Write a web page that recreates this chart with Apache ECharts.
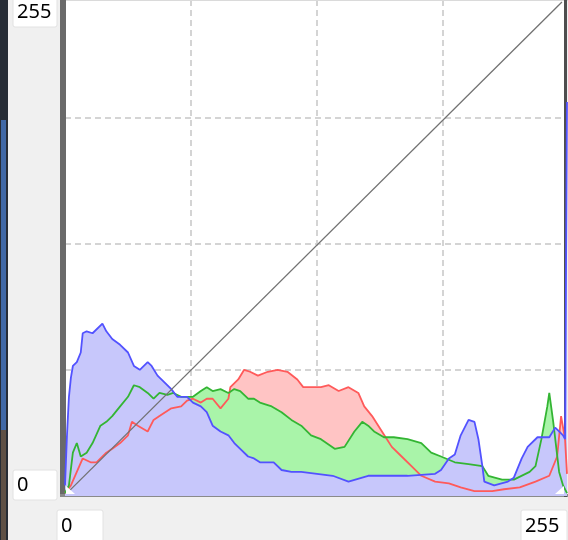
<!DOCTYPE html>
<html>
<head>
<meta charset="utf-8">
<script src="https://cdn.jsdelivr.net/npm/echarts@6/dist/echarts.min.js"></script>
<style>
  html, body { margin: 0; padding: 0; background: #f0f0f0; }
  #chartmain { width: 568px; height: 540px; }
</style>
</head>
<body>
<div id="chartmain"></div>
<script>
// histogram levels (0-255) and heights
var blueHist = [[0,4],[1,30],[2,50],[3,60],[4,66],[6,68],[8,73],[9,83],[11,84],[14,83],[19,88],[21,84],[24,80],[28,77],[32,73],[35,66],[38,64],[42,68],[44,66],[47,61],[50,58],[54,54],[57,50],[62,50],[65,47],[69,45],[72,42],[75,35],[79,32],[83,30],[86,26],[89,23],[93,19],[96,18],[99,16],[106,16],[110,12],[115,11],[120,11],[128,10],[136,9],[144,6],[154,9],[164,9],[174,9],[188,10],[191,12],[195,18],[198,20],[201,30],[205,38],[206,39],[208,37],[210,28],[212,14],[213,6],[218,4],[225,6],[228,8],[232,18],[235,24],[240,29],[246,29],[249,34],[251,32],[253,30],[254,28],[255,203]];
var greenHist = [[0,0],[2,4],[4,21],[6,26],[8,19],[11,21],[14,26],[18,35],[21,37],[24,40],[28,45],[32,50],[35,56],[38,55],[42,52],[45,49],[48,52],[52,51],[55,52],[59,50],[62,50],[65,50],[69,53],[72,55],[75,53],[79,54],[83,52],[86,54],[89,53],[93,49],[96,49],[99,47],[105,45],[110,42],[115,38],[120,35],[125,30],[130,28],[137,23],[142,24],[147,32],[151,37],[154,35],[157,32],[162,29],[167,29],[174,28],[181,26],[186,21],[191,19],[198,16],[205,15],[212,14],[215,9],[222,7],[228,7],[236,11],[239,14],[242,28],[245,45],[246,52],[248,37],[251,11],[253,4],[255,0]];
var redHist = [[0,0],[3,4],[6,11],[9,18],[13,16],[16,16],[21,21],[24,23],[28,26],[32,30],[34,37],[37,35],[42,32],[45,38],[48,40],[54,44],[59,45],[62,48],[65,49],[69,47],[72,49],[75,49],[79,44],[83,49],[84,55],[88,59],[91,64],[94,63],[98,61],[103,63],[108,64],[113,63],[118,59],[121,55],[125,55],[130,55],[134,56],[139,53],[144,55],[149,52],[152,45],[156,40],[161,32],[166,24],[171,19],[176,14],[181,9],[188,6],[195,5],[201,3],[208,1],[217,1],[223,2],[231,3],[239,6],[246,9],[250,19],[252,40],[254,28],[255,10]];
// the tone curve (identity)
var curvePoints = [[0,0],[255,255]];
var minLabel = '0';
var maxLabel = '255';

function areaSeries(data, color) {
    return {
        type: 'line', data: data, xAxisIndex: 0, yAxisIndex: 0,
        showSymbol: false, silent: true, z: 2,
        lineStyle: { width: 0, opacity: 0 },
        areaStyle: { color: color, opacity: 1, origin: 'start' }
    };
}
function lineSeries(data, color) {
    return {
        type: 'line', data: data, xAxisIndex: 0, yAxisIndex: 0,
        showSymbol: false, silent: true, z: 3,
        lineStyle: { width: 1.8, color: color }
    };
}
function textBox(x, y, w, h, txt) {
    return {
        type: 'group', x: x, y: y, z: 100,
        children: [
            { type: 'rect', shape: { x: 0, y: 0, width: w, height: h, r: 2 },
              style: { fill: '#ffffff', stroke: '#e2e2e2', lineWidth: 1 } },
            { type: 'text', x: 4, y: h / 2,
              style: { text: txt, fill: '#000', font: '20px "Noto Sans"', textVerticalAlign: 'middle' } }
        ]
    };
}

var hidden = { show: false };
var option = {
    animation: false,
    backgroundColor: '#f0f0f0',
    grid: { left: 65, top: 0, width: 502, height: 496, show: true, backgroundColor: '#ffffff', borderWidth: 0 },
    xAxis: [
        { type: 'value', min: 0, max: 255, axisLine: hidden, axisTick: hidden, axisLabel: hidden, splitLine: hidden },
        { type: 'value', min: 0, max: 502, interval: 126, axisLine: hidden, axisTick: hidden, axisLabel: hidden,
          splitLine: { show: true, showMinLine: false, showMaxLine: false, lineStyle: { color: '#d4d4d4', width: 2, type: [6, 4] } } },
        { type: 'value', min: -1.03, max: 257.6, axisLine: hidden, axisTick: hidden, axisLabel: hidden, splitLine: hidden }
    ],
    yAxis: [
        { type: 'value', min: -1.5, max: 256, axisLine: hidden, axisTick: hidden, axisLabel: hidden, splitLine: hidden },
        { type: 'value', min: 0, max: 496, interval: 126, axisLine: hidden, axisTick: hidden, axisLabel: hidden,
          splitLine: { show: true, showMinLine: false, showMaxLine: false, lineStyle: { color: '#d4d4d4', width: 2, type: [6, 4] } } }
    ],
    series: [
        areaSeries(redHist, '#ffc4c4'),
        areaSeries(greenHist, '#a9f4a9'),
        areaSeries(blueHist, '#c7c7fb'),
        lineSeries(redHist, '#ff5a5a'),
        lineSeries(greenHist, '#33b533'),
        lineSeries(blueHist, '#5252ff'),
        {
            type: 'line', data: curvePoints, xAxisIndex: 2, yAxisIndex: 0,
            showSymbol: false, silent: true, z: 4,
            lineStyle: { width: 1.3, color: '#727272' }
        }
    ],
    graphic: [
        // photo strip at the window's left edge
        { type: 'rect', shape: { x: 0, y: 0, width: 8, height: 540 }, style: { fill: '#262c36' }, z: 1 },
        { type: 'rect', shape: { x: 1, y: 120, width: 5, height: 310 }, style: { fill: '#4068a6' }, z: 1 },
        { type: 'rect', shape: { x: 1, y: 430, width: 5, height: 110 }, style: { fill: '#5e5046' }, z: 1 },
        // sunken frame of the plot
        { type: 'rect', shape: { x: 65, y: 0, width: 503, height: 1 }, style: { fill: '#dadada' }, z: 1 },
        { type: 'rect', shape: { x: 60, y: 0, width: 6, height: 497 }, style: { fill: '#6a6a6a' }, z: 1 },
        { type: 'rect', shape: { x: 60, y: 494, width: 508, height: 3 }, style: { fill: '#8a8a8a' }, z: 1 },
        { type: 'rect', shape: { x: 564, y: 0, width: 3, height: 497 }, style: { fill: '#4e4e4e' }, z: 1 },
        // end point handles
        { type: 'polygon', shape: { points: [[66, 486], [66, 494], [75, 494]] }, style: { fill: '#ffffff' }, z: 50 },
        { type: 'polygon', shape: { points: [[564, 486], [564, 494], [555, 494]] }, style: { fill: '#ffffff' }, z: 50 },
        textBox(13, -3, 44, 30, maxLabel),
        textBox(13, 470, 44, 30, minLabel),
        textBox(57, 510, 46, 32, minLabel),
        textBox(521, 510, 46, 32, maxLabel)
    ]
};

var myChart = echarts.init(document.getElementById('chartmain'));
myChart.setOption(option);
</script>
</body>
</html>
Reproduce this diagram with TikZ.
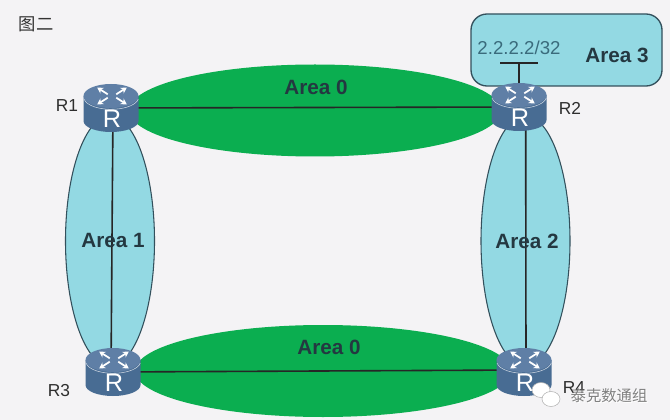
\documentclass[tikz,border=0pt]{standalone}
\usepackage{fontspec}
\setmainfont{Liberation Sans}
\newfontfamily\cjkfont{Noto Sans CJK SC}
\usetikzlibrary{arrows.meta}
\definecolor{pagebg}{HTML}{F4F3F5}
\definecolor{greenarea}{HTML}{0BAE50}
\definecolor{cyanarea}{HTML}{93D9E3}
\definecolor{edgeteal}{HTML}{33505C}
\definecolor{routerbody}{HTML}{486C93}
\definecolor{routertop}{HTML}{5F7FA6}
\definecolor{iptext}{HTML}{3A6B7C}
\definecolor{labeltext}{HTML}{2E2E2E}
\tikzset{
  x=0.75pt,y=-0.75pt,
  greenell/.style={fill=greenarea,draw=none},
  cyanell/.style={fill=cyanarea,draw=edgeteal,line width=0.8pt},
  link/.style={draw=black!85,line width=1.2pt},
  arealabel/.style={font=\bfseries\fontsize{15.5}{17}\selectfont,text=edgeteal!70!black,inner sep=0pt},
  rlabel/.style={font=\fontsize{13}{15}\selectfont,text=labeltext,inner sep=0pt},
  routeranchor/.style={minimum width=41pt,minimum height=36pt,inner sep=0pt},
  rarrow/.style={draw=white,line width=1.3pt,-{Stealth[length=4.5pt,width=5pt]}},
  router/.pic={
    \fill[routerbody] (-27.5,-12) -- (27.5,-12) -- (27.5,13)
      arc[start angle=0,end angle=180,x radius=27.5,y radius=11] -- cycle;
    \fill[routertop] (0,-12) ellipse[x radius=27.5,y radius=12];
    \draw[white!70!routertop,line width=0.4pt] (-27,-9) arc[start angle=172,end angle=8,x radius=27.4,y radius=12];
    \foreach \a in {45,135,225,315}{
      \draw[rarrow] ({1+6*cos(\a)},{-12+2.4*sin(\a)}) -- ({1+21*cos(\a)},{-12+12*sin(\a)});
    }
    \node[text=white,inner sep=0pt,font=\fontsize{19}{19}\selectfont] at (1,11) {R};
  }
}
\begin{document}
\begin{tikzpicture}
\useasboundingbox (0,0) rectangle (670,420);
\fill[pagebg] (0,0) rectangle (670,420);
% area shapes
\fill[greenell] (315,110.5) ellipse[x radius=186,y radius=46];
\fill[greenell] (323,371) ellipse[x radius=188,y radius=46];
\draw[cyanell] (110,241) ellipse[x radius=44.5,y radius=125];
\draw[cyanell] (525.5,241) ellipse[x radius=44.5,y radius=125];
\draw[cyanell,fill=cyanarea,line width=1pt,rounded corners=12pt] (471,14) rectangle (662,86);
% anchors
\node[routeranchor] (r1) at (111,108) {};
\node[routeranchor] (r2) at (519,107) {};
\node[routeranchor] (r3) at (113,372) {};
\node[routeranchor] (r4) at (524,372) {};
\coordinate (hostbar) at (519,63);
\coordinate (hostl) at (500,63);
\coordinate (hostr) at (538,63);
% links
\draw[link] (r1.center) -- (r2.center);
\draw[link] (r3.center) -- ([yshift=1.5pt]r4.center);
\draw[link] ([xshift=1.5pt]r1.center) -- ([xshift=-1.5pt]r3.center);
\draw[link] ([xshift=5pt]r2.center) -- ([xshift=1.5pt]r4.center);
\draw[link] (hostl) -- (hostr);
\draw[link] (hostbar) -- (r2.center);
% routers
\pic at (r1) {router};
\pic at (r2) {router};
\pic at (r3) {router};
\pic at (r4) {router};
% labels
\node[arealabel] (a0t) at (316,87) {Area 0};
\node[arealabel] (a0b) at (329,347) {Area 0};
\node[arealabel] (a1) at (113,240) {Area 1};
\node[arealabel] (a2) at (527,241) {Area 2};
\node[arealabel] (a3) at (617,55) {Area 3};
\node[inner sep=0pt,text=iptext,font=\fontsize{14}{15}\selectfont] (ip) at (519,48) {2.2.2.2/32};
\node[rlabel] (l1) at (67,106) {R1};
\node[rlabel] (l2) at (570,108) {R2};
\node[rlabel] (l3) at (59,391) {R3};
\node[rlabel] (l4) at (574,388) {R4};
\node[inner sep=0pt,font=\cjkfont\fontsize{13}{15}\selectfont,text=black!80] (title) at (36,24) {图二};
% watermark
\fill[white,draw=black!30,line width=0.4pt] (541,390) ellipse[x radius=9,y radius=7.5];
\fill[white,draw=black!30,line width=0.4pt] (551,399) ellipse[x radius=9,y radius=7.5];
\node[inner sep=0pt,font=\cjkfont\fontsize{11.5}{13}\selectfont,text=white] at (610,397) {泰克数通组};
\node[inner sep=0pt,font=\cjkfont\fontsize{11.5}{13}\selectfont,text=black!50] (wm) at (609,396) {泰克数通组};
\end{tikzpicture}
\end{document}
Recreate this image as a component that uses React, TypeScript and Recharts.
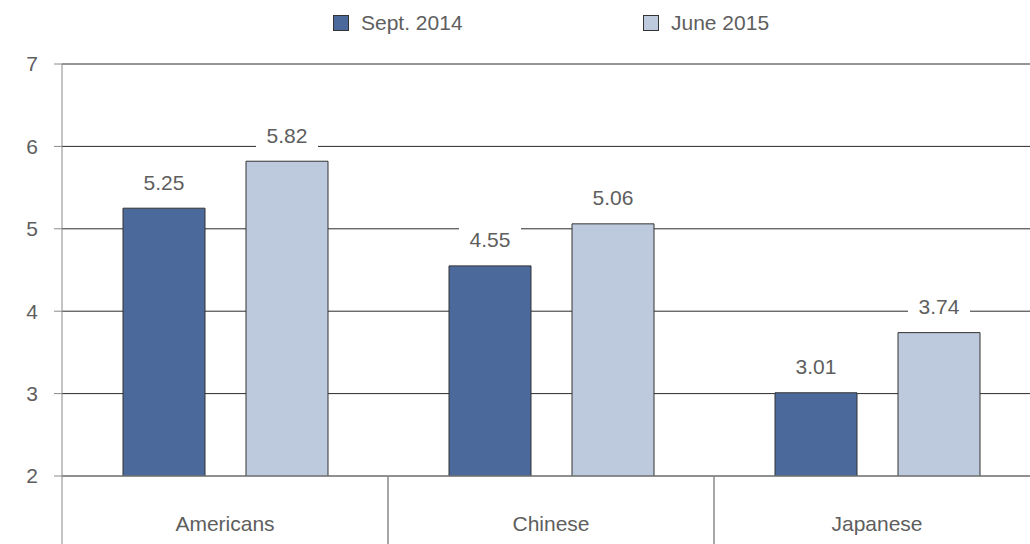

Objective >> Count each line with "this" in it and report that figure by itself.

Result of the exercise >> 3